JAKARTA - Penundaan Kewajiban Pembayaran Utang (PKPU) Grup PT Tiga Pilar Sejahtera Food Tbk, (TPSF Grup) tengah mencapai titik akhir. Pasca diterimanya proposal perdamaian PT Tiga Pilar Sejahtera dan PT Poly Meditra Indonesia oleh para kreditor di Pengadilan Niaga Semarang pada Senin, 20 Mei 2019 yang lalu dan PT Tiga Pilar Sejahtera Food Tbk. pada Kamis, 23 Mei 2019, kini tinggal PKPU PT Balaraja Bisco Paloma dan PT Putra Taro Paloma yang masih menjadi ganjalan.
Corporate Secretary TPS Food, Michael H.Hadylaya menuturkan, saat ini TPSF Group masih sedang fokus dalam menghadapi proses PKPU yang masih tersisa, yaitu anak usaha perseroan PT Putra Taro Paloma (PTP) dan PT Balaraja Bisco Paloma (BBP), apalagi pekan depan akan dilakukan pemungutan suara terhadap proposal perdamaian.
“Untuk Taro pekan depan akan dilaksanakan voting. Kami berharap proposal perdamaian ini bisa diterima oleh kreditor separatis maupun kreditor konkruen. Namun, setahu saya untuk kreditor konkruen mayoritas sudah ada kesepahaman.” tutur Michael kepada Okezone Sabtu (25/5/2019).
PT Putra Taro Paloma memang lebih dikenal sebagai produsen makanan ringan Taro. Sejak diakuisisi TPSF Grup pada 2011 yang lalu, Taro menjadi salah satu produk yang melambungkan nama TPSF Grup. Nilai akuisisi Taro sendiri tidak kecil. Saat itu, akuisisi makanan ringan yang dikenal public sejak tahun 80-an ini berada di kisaran Rp200 miliar.

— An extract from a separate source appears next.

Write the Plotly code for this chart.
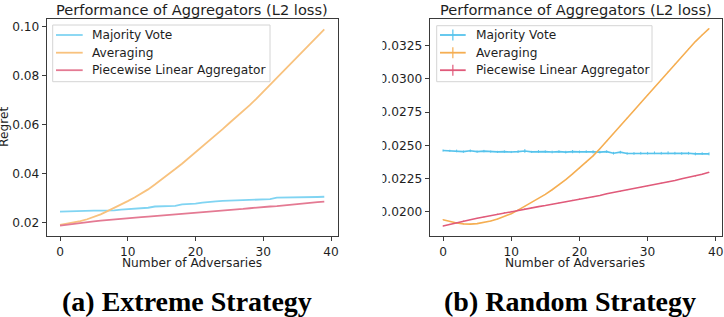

PKPU Taro sendiri dimulai sejak tahun 2018 silam, dimana UOB mengajukan permohonan PKPU ke Pengadilan Niaga Jakarta Pusat. Dalam menyusun rencana perdamaian untuk PKPU ini, group TPSF juga melibatkan Deloitte dan pengacara papan atas Andy F. Simangunsong dari AFS Partnership.
Kuasa Hukum TPSF Group, Andi F. Simangunsong menyatakan, untuk Taro posisinya agak unik karena kreditor separatisnya hanya UOB. “Jadi, untuk kelompok kreditor separatis, suara UOB tunggal menentukan,” kata dia.